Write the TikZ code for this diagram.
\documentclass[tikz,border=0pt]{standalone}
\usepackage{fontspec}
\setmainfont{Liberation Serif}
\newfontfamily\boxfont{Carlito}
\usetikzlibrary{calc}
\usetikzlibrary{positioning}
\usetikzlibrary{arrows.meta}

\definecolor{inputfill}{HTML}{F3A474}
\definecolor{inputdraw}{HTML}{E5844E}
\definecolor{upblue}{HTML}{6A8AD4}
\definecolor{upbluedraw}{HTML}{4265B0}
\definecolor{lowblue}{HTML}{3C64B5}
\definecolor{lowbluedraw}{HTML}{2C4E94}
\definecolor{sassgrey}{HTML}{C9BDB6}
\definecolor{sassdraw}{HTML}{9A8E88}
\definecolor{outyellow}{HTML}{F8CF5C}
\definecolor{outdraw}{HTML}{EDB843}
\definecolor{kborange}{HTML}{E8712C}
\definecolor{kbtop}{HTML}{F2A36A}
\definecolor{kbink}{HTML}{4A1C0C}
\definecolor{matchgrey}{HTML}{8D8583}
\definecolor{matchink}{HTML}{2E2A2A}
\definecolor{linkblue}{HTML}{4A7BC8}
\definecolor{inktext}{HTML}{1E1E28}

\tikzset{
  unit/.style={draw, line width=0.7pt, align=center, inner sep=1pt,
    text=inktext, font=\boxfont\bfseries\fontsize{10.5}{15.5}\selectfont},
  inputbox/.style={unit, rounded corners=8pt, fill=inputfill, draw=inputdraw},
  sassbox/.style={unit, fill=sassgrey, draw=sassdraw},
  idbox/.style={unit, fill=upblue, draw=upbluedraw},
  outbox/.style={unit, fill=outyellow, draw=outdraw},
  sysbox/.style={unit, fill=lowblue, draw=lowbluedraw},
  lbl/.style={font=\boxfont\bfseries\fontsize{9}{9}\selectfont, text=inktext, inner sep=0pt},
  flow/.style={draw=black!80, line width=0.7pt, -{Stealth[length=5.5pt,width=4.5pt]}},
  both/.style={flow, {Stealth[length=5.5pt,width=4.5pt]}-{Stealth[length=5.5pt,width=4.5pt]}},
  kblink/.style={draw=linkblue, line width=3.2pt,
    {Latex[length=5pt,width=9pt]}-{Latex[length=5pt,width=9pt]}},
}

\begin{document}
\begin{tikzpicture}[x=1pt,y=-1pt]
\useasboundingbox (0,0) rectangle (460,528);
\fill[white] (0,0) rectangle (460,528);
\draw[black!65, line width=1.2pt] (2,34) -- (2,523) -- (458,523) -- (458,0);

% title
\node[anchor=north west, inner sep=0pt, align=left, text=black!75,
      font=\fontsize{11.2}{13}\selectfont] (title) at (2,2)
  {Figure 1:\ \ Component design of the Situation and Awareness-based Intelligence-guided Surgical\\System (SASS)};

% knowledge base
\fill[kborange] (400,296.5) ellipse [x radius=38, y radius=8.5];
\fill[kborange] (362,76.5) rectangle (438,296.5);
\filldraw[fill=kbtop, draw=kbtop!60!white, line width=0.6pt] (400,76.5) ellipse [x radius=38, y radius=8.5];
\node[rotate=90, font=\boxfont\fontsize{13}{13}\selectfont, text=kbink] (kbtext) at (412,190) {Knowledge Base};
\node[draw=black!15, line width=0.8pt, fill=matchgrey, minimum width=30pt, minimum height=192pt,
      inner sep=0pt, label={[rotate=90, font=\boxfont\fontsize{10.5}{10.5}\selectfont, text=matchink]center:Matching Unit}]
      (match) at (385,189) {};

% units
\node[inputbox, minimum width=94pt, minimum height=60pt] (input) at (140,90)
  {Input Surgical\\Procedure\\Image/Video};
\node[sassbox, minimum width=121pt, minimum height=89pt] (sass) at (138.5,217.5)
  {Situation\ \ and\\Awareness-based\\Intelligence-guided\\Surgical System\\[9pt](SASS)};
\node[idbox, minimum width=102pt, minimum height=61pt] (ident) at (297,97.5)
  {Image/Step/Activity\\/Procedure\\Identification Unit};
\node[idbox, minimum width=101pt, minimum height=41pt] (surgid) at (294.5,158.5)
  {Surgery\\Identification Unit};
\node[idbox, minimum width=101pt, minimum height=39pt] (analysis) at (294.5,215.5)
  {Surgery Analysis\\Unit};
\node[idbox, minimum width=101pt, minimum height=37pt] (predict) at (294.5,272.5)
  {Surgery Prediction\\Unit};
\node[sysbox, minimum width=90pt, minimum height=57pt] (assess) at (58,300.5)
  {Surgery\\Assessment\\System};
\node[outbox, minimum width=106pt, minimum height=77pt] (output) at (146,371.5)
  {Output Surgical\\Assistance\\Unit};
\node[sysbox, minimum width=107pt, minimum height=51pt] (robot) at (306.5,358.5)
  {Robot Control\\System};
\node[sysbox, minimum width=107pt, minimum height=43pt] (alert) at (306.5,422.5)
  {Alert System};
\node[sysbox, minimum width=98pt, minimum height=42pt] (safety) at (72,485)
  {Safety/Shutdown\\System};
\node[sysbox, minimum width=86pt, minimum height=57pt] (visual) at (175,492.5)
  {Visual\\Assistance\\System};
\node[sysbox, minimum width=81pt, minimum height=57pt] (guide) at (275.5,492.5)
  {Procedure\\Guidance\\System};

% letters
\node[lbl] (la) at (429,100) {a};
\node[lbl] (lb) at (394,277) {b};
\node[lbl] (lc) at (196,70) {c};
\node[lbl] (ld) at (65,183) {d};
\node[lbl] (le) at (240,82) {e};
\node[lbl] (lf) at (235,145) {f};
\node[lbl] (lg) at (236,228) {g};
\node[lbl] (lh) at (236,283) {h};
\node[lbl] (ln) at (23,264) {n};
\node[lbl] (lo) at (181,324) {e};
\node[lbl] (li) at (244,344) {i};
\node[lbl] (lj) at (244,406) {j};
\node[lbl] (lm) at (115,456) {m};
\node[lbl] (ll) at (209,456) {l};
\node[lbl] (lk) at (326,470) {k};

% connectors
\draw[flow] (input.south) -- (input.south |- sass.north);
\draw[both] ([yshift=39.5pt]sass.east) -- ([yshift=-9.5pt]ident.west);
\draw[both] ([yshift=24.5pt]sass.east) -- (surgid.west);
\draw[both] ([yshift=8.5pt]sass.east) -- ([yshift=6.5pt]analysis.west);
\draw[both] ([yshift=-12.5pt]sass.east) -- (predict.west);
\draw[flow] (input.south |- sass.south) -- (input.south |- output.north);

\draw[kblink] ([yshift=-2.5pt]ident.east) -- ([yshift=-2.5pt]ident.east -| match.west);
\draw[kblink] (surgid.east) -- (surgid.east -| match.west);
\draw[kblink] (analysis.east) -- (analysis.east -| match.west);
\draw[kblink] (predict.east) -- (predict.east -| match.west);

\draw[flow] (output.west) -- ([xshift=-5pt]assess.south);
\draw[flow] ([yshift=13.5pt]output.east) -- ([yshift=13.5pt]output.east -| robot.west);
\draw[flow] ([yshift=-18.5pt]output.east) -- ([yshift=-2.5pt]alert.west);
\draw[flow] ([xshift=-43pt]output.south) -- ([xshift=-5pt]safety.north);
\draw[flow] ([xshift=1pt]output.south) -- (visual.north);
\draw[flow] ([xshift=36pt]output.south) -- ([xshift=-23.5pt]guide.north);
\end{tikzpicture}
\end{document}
==================================================
Extract all of the data above and output it character for character.

◆ **COMPLETE ANSWER**:
Write the TikZ code for this diagram.
\documentclass[tikz,border=0pt]{standalone}
\usepackage{fontspec}
\setmainfont{Liberation Serif}
\newfontfamily\boxfont{Carlito}
\usetikzlibrary{calc}
\usetikzlibrary{positioning}
\usetikzlibrary{arrows.meta}

\definecolor{inputfill}{HTML}{F3A474}
\definecolor{inputdraw}{HTML}{E5844E}
\definecolor{upblue}{HTML}{6A8AD4}
\definecolor{upbluedraw}{HTML}{4265B0}
\definecolor{lowblue}{HTML}{3C64B5}
\definecolor{lowbluedraw}{HTML}{2C4E94}
\definecolor{sassgrey}{HTML}{C9BDB6}
\definecolor{sassdraw}{HTML}{9A8E88}
\definecolor{outyellow}{HTML}{F8CF5C}
\definecolor{outdraw}{HTML}{EDB843}
\definecolor{kborange}{HTML}{E8712C}
\definecolor{kbtop}{HTML}{F2A36A}
\definecolor{kbink}{HTML}{4A1C0C}
\definecolor{matchgrey}{HTML}{8D8583}
\definecolor{matchink}{HTML}{2E2A2A}
\definecolor{linkblue}{HTML}{4A7BC8}
\definecolor{inktext}{HTML}{1E1E28}

\tikzset{
  unit/.style={draw, line width=0.7pt, align=center, inner sep=1pt,
    text=inktext, font=\boxfont\bfseries\fontsize{10.5}{15.5}\selectfont},
  inputbox/.style={unit, rounded corners=8pt, fill=inputfill, draw=inputdraw},
  sassbox/.style={unit, fill=sassgrey, draw=sassdraw},
  idbox/.style={unit, fill=upblue, draw=upbluedraw},
  outbox/.style={unit, fill=outyellow, draw=outdraw},
  sysbox/.style={unit, fill=lowblue, draw=lowbluedraw},
  lbl/.style={font=\boxfont\bfseries\fontsize{9}{9}\selectfont, text=inktext, inner sep=0pt},
  flow/.style={draw=black!80, line width=0.7pt, -{Stealth[length=5.5pt,width=4.5pt]}},
  both/.style={flow, {Stealth[length=5.5pt,width=4.5pt]}-{Stealth[length=5.5pt,width=4.5pt]}},
  kblink/.style={draw=linkblue, line width=3.2pt,
    {Latex[length=5pt,width=9pt]}-{Latex[length=5pt,width=9pt]}},
}

\begin{document}
\begin{tikzpicture}[x=1pt,y=-1pt]
\useasboundingbox (0,0) rectangle (460,528);
\fill[white] (0,0) rectangle (460,528);
\draw[black!65, line width=1.2pt] (2,34) -- (2,523) -- (458,523) -- (458,0);

% title
\node[anchor=north west, inner sep=0pt, align=left, text=black!75,
      font=\fontsize{11.2}{13}\selectfont] (title) at (2,2)
  {Figure 1:\ \ Component design of the Situation and Awareness-based Intelligence-guided Surgical\\System (SASS)};

% knowledge base
\fill[kborange] (400,296.5) ellipse [x radius=38, y radius=8.5];
\fill[kborange] (362,76.5) rectangle (438,296.5);
\filldraw[fill=kbtop, draw=kbtop!60!white, line width=0.6pt] (400,76.5) ellipse [x radius=38, y radius=8.5];
\node[rotate=90, font=\boxfont\fontsize{13}{13}\selectfont, text=kbink] (kbtext) at (412,190) {Knowledge Base};
\node[draw=black!15, line width=0.8pt, fill=matchgrey, minimum width=30pt, minimum height=192pt,
      inner sep=0pt, label={[rotate=90, font=\boxfont\fontsize{10.5}{10.5}\selectfont, text=matchink]center:Matching Unit}]
      (match) at (385,189) {};

% units
\node[inputbox, minimum width=94pt, minimum height=60pt] (input) at (140,90)
  {Input Surgical\\Procedure\\Image/Video};
\node[sassbox, minimum width=121pt, minimum height=89pt] (sass) at (138.5,217.5)
  {Situation\ \ and\\Awareness-based\\Intelligence-guided\\Surgical System\\[9pt](SASS)};
\node[idbox, minimum width=102pt, minimum height=61pt] (ident) at (297,97.5)
  {Image/Step/Activity\\/Procedure\\Identification Unit};
\node[idbox, minimum width=101pt, minimum height=41pt] (surgid) at (294.5,158.5)
  {Surgery\\Identification Unit};
\node[idbox, minimum width=101pt, minimum height=39pt] (analysis) at (294.5,215.5)
  {Surgery Analysis\\Unit};
\node[idbox, minimum width=101pt, minimum height=37pt] (predict) at (294.5,272.5)
  {Surgery Prediction\\Unit};
\node[sysbox, minimum width=90pt, minimum height=57pt] (assess) at (58,300.5)
  {Surgery\\Assessment\\System};
\node[outbox, minimum width=106pt, minimum height=77pt] (output) at (146,371.5)
  {Output Surgical\\Assistance\\Unit};
\node[sysbox, minimum width=107pt, minimum height=51pt] (robot) at (306.5,358.5)
  {Robot Control\\System};
\node[sysbox, minimum width=107pt, minimum height=43pt] (alert) at (306.5,422.5)
  {Alert System};
\node[sysbox, minimum width=98pt, minimum height=42pt] (safety) at (72,485)
  {Safety/Shutdown\\System};
\node[sysbox, minimum width=86pt, minimum height=57pt] (visual) at (175,492.5)
  {Visual\\Assistance\\System};
\node[sysbox, minimum width=81pt, minimum height=57pt] (guide) at (275.5,492.5)
  {Procedure\\Guidance\\System};

% letters
\node[lbl] (la) at (429,100) {a};
\node[lbl] (lb) at (394,277) {b};
\node[lbl] (lc) at (196,70) {c};
\node[lbl] (ld) at (65,183) {d};
\node[lbl] (le) at (240,82) {e};
\node[lbl] (lf) at (235,145) {f};
\node[lbl] (lg) at (236,228) {g};
\node[lbl] (lh) at (236,283) {h};
\node[lbl] (ln) at (23,264) {n};
\node[lbl] (lo) at (181,324) {e};
\node[lbl] (li) at (244,344) {i};
\node[lbl] (lj) at (244,406) {j};
\node[lbl] (lm) at (115,456) {m};
\node[lbl] (ll) at (209,456) {l};
\node[lbl] (lk) at (326,470) {k};

% connectors
\draw[flow] (input.south) -- (input.south |- sass.north);
\draw[both] ([yshift=39.5pt]sass.east) -- ([yshift=-9.5pt]ident.west);
\draw[both] ([yshift=24.5pt]sass.east) -- (surgid.west);
\draw[both] ([yshift=8.5pt]sass.east) -- ([yshift=6.5pt]analysis.west);
\draw[both] ([yshift=-12.5pt]sass.east) -- (predict.west);
\draw[flow] (input.south |- sass.south) -- (input.south |- output.north);

\draw[kblink] ([yshift=-2.5pt]ident.east) -- ([yshift=-2.5pt]ident.east -| match.west);
\draw[kblink] (surgid.east) -- (surgid.east -| match.west);
\draw[kblink] (analysis.east) -- (analysis.east -| match.west);
\draw[kblink] (predict.east) -- (predict.east -| match.west);

\draw[flow] (output.west) -- ([xshift=-5pt]assess.south);
\draw[flow] ([yshift=13.5pt]output.east) -- ([yshift=13.5pt]output.east -| robot.west);
\draw[flow] ([yshift=-18.5pt]output.east) -- ([yshift=-2.5pt]alert.west);
\draw[flow] ([xshift=-43pt]output.south) -- ([xshift=-5pt]safety.north);
\draw[flow] ([xshift=1pt]output.south) -- (visual.north);
\draw[flow] ([xshift=36pt]output.south) -- ([xshift=-23.5pt]guide.north);
\end{tikzpicture}
\end{document}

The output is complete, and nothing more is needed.